**Written instruction**
Write out the listing below in full and exactly, leaving out every picture.

━━━━

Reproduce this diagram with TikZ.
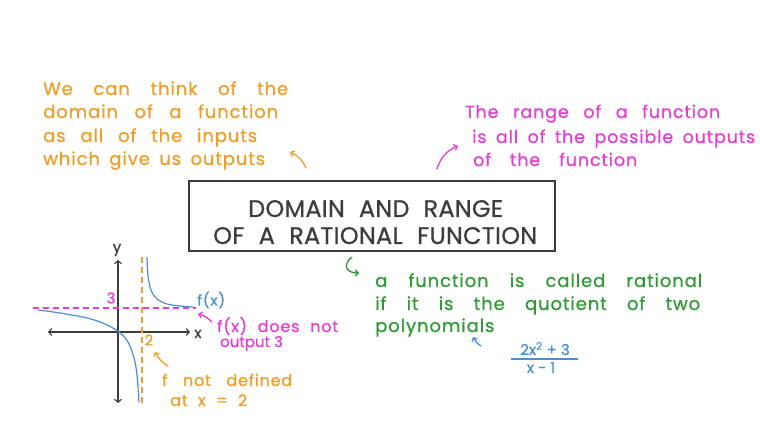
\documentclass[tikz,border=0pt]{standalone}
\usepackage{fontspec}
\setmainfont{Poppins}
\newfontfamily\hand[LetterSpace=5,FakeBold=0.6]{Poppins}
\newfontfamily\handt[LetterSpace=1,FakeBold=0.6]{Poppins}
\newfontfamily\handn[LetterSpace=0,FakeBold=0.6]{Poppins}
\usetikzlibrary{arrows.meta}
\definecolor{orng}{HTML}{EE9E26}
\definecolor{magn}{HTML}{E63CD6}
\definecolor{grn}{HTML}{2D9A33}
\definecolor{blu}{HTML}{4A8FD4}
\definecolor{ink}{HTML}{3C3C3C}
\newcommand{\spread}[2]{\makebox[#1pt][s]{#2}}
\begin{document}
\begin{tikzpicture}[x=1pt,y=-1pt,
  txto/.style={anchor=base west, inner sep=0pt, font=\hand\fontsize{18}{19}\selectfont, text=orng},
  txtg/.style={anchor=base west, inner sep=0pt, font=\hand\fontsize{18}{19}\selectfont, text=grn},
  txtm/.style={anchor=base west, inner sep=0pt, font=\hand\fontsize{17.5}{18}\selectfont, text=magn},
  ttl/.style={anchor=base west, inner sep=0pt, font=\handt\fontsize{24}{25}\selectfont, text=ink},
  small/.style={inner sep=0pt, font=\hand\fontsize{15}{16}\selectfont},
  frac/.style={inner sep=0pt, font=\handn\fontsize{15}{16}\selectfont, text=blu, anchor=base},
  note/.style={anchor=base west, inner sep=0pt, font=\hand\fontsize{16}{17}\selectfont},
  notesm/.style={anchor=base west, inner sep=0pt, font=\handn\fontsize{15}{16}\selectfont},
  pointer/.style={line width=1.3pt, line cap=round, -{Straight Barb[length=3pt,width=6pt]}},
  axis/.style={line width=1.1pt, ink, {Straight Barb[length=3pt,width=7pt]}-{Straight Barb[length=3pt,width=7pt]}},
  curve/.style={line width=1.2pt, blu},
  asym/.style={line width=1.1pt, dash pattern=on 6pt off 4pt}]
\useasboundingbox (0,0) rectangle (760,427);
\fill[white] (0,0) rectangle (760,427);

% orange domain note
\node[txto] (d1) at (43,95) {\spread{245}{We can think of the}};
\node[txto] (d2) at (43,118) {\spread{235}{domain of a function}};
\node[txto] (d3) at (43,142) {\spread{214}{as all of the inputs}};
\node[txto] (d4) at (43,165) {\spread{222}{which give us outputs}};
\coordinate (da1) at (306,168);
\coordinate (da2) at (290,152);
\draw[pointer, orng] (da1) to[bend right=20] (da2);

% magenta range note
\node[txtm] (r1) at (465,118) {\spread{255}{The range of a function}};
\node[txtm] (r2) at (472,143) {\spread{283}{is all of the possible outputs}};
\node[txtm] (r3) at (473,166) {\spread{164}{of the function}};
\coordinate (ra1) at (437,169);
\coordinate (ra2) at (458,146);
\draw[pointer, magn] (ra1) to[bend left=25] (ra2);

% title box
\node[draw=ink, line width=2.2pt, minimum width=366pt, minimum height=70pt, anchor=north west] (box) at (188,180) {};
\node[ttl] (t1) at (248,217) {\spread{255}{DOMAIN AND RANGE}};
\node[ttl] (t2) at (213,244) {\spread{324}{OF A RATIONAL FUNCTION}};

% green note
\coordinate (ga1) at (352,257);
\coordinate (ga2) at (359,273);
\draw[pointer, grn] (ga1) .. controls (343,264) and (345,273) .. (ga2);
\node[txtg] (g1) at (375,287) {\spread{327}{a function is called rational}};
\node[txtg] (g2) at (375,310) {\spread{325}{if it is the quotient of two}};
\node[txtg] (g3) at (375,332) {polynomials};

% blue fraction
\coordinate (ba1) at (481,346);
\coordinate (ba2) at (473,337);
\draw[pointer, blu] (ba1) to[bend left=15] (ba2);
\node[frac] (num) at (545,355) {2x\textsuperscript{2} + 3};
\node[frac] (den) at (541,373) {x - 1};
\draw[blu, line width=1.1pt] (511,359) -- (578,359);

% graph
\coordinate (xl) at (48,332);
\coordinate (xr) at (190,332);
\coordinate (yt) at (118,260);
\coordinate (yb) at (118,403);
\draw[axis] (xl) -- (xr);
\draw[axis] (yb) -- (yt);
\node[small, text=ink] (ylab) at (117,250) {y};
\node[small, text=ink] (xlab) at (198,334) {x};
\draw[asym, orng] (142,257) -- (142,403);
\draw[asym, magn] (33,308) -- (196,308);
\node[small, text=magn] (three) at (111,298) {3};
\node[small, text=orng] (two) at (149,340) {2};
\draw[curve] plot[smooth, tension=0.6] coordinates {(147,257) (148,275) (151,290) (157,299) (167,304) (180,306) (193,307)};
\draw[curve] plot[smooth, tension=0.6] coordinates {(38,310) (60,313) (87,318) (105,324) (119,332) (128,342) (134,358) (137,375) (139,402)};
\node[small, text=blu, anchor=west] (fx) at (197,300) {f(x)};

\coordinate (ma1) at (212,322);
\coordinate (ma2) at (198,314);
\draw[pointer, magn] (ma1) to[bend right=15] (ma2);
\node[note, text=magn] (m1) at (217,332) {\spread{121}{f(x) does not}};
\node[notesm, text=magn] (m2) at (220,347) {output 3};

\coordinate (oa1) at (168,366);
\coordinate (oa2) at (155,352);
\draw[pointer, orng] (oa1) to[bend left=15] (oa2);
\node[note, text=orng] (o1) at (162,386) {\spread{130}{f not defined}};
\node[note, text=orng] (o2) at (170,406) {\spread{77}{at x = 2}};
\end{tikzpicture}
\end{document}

━━━━

**Written solution**
Reproduce this diagram with TikZ.
\documentclass[tikz,border=0pt]{standalone}
\usepackage{fontspec}
\setmainfont{Poppins}
\newfontfamily\hand[LetterSpace=5,FakeBold=0.6]{Poppins}
\newfontfamily\handt[LetterSpace=1,FakeBold=0.6]{Poppins}
\newfontfamily\handn[LetterSpace=0,FakeBold=0.6]{Poppins}
\usetikzlibrary{arrows.meta}
\definecolor{orng}{HTML}{EE9E26}
\definecolor{magn}{HTML}{E63CD6}
\definecolor{grn}{HTML}{2D9A33}
\definecolor{blu}{HTML}{4A8FD4}
\definecolor{ink}{HTML}{3C3C3C}
\newcommand{\spread}[2]{\makebox[#1pt][s]{#2}}
\begin{document}
\begin{tikzpicture}[x=1pt,y=-1pt,
  txto/.style={anchor=base west, inner sep=0pt, font=\hand\fontsize{18}{19}\selectfont, text=orng},
  txtg/.style={anchor=base west, inner sep=0pt, font=\hand\fontsize{18}{19}\selectfont, text=grn},
  txtm/.style={anchor=base west, inner sep=0pt, font=\hand\fontsize{17.5}{18}\selectfont, text=magn},
  ttl/.style={anchor=base west, inner sep=0pt, font=\handt\fontsize{24}{25}\selectfont, text=ink},
  small/.style={inner sep=0pt, font=\hand\fontsize{15}{16}\selectfont},
  frac/.style={inner sep=0pt, font=\handn\fontsize{15}{16}\selectfont, text=blu, anchor=base},
  note/.style={anchor=base west, inner sep=0pt, font=\hand\fontsize{16}{17}\selectfont},
  notesm/.style={anchor=base west, inner sep=0pt, font=\handn\fontsize{15}{16}\selectfont},
  pointer/.style={line width=1.3pt, line cap=round, -{Straight Barb[length=3pt,width=6pt]}},
  axis/.style={line width=1.1pt, ink, {Straight Barb[length=3pt,width=7pt]}-{Straight Barb[length=3pt,width=7pt]}},
  curve/.style={line width=1.2pt, blu},
  asym/.style={line width=1.1pt, dash pattern=on 6pt off 4pt}]
\useasboundingbox (0,0) rectangle (760,427);
\fill[white] (0,0) rectangle (760,427);

% orange domain note
\node[txto] (d1) at (43,95) {\spread{245}{We can think of the}};
\node[txto] (d2) at (43,118) {\spread{235}{domain of a function}};
\node[txto] (d3) at (43,142) {\spread{214}{as all of the inputs}};
\node[txto] (d4) at (43,165) {\spread{222}{which give us outputs}};
\coordinate (da1) at (306,168);
\coordinate (da2) at (290,152);
\draw[pointer, orng] (da1) to[bend right=20] (da2);

% magenta range note
\node[txtm] (r1) at (465,118) {\spread{255}{The range of a function}};
\node[txtm] (r2) at (472,143) {\spread{283}{is all of the possible outputs}};
\node[txtm] (r3) at (473,166) {\spread{164}{of the function}};
\coordinate (ra1) at (437,169);
\coordinate (ra2) at (458,146);
\draw[pointer, magn] (ra1) to[bend left=25] (ra2);

% title box
\node[draw=ink, line width=2.2pt, minimum width=366pt, minimum height=70pt, anchor=north west] (box) at (188,180) {};
\node[ttl] (t1) at (248,217) {\spread{255}{DOMAIN AND RANGE}};
\node[ttl] (t2) at (213,244) {\spread{324}{OF A RATIONAL FUNCTION}};

% green note
\coordinate (ga1) at (352,257);
\coordinate (ga2) at (359,273);
\draw[pointer, grn] (ga1) .. controls (343,264) and (345,273) .. (ga2);
\node[txtg] (g1) at (375,287) {\spread{327}{a function is called rational}};
\node[txtg] (g2) at (375,310) {\spread{325}{if it is the quotient of two}};
\node[txtg] (g3) at (375,332) {polynomials};

% blue fraction
\coordinate (ba1) at (481,346);
\coordinate (ba2) at (473,337);
\draw[pointer, blu] (ba1) to[bend left=15] (ba2);
\node[frac] (num) at (545,355) {2x\textsuperscript{2} + 3};
\node[frac] (den) at (541,373) {x - 1};
\draw[blu, line width=1.1pt] (511,359) -- (578,359);

% graph
\coordinate (xl) at (48,332);
\coordinate (xr) at (190,332);
\coordinate (yt) at (118,260);
\coordinate (yb) at (118,403);
\draw[axis] (xl) -- (xr);
\draw[axis] (yb) -- (yt);
\node[small, text=ink] (ylab) at (117,250) {y};
\node[small, text=ink] (xlab) at (198,334) {x};
\draw[asym, orng] (142,257) -- (142,403);
\draw[asym, magn] (33,308) -- (196,308);
\node[small, text=magn] (three) at (111,298) {3};
\node[small, text=orng] (two) at (149,340) {2};
\draw[curve] plot[smooth, tension=0.6] coordinates {(147,257) (148,275) (151,290) (157,299) (167,304) (180,306) (193,307)};
\draw[curve] plot[smooth, tension=0.6] coordinates {(38,310) (60,313) (87,318) (105,324) (119,332) (128,342) (134,358) (137,375) (139,402)};
\node[small, text=blu, anchor=west] (fx) at (197,300) {f(x)};

\coordinate (ma1) at (212,322);
\coordinate (ma2) at (198,314);
\draw[pointer, magn] (ma1) to[bend right=15] (ma2);
\node[note, text=magn] (m1) at (217,332) {\spread{121}{f(x) does not}};
\node[notesm, text=magn] (m2) at (220,347) {output 3};

\coordinate (oa1) at (168,366);
\coordinate (oa2) at (155,352);
\draw[pointer, orng] (oa1) to[bend left=15] (oa2);
\node[note, text=orng] (o1) at (162,386) {\spread{130}{f not defined}};
\node[note, text=orng] (o2) at (170,406) {\spread{77}{at x = 2}};
\end{tikzpicture}
\end{document}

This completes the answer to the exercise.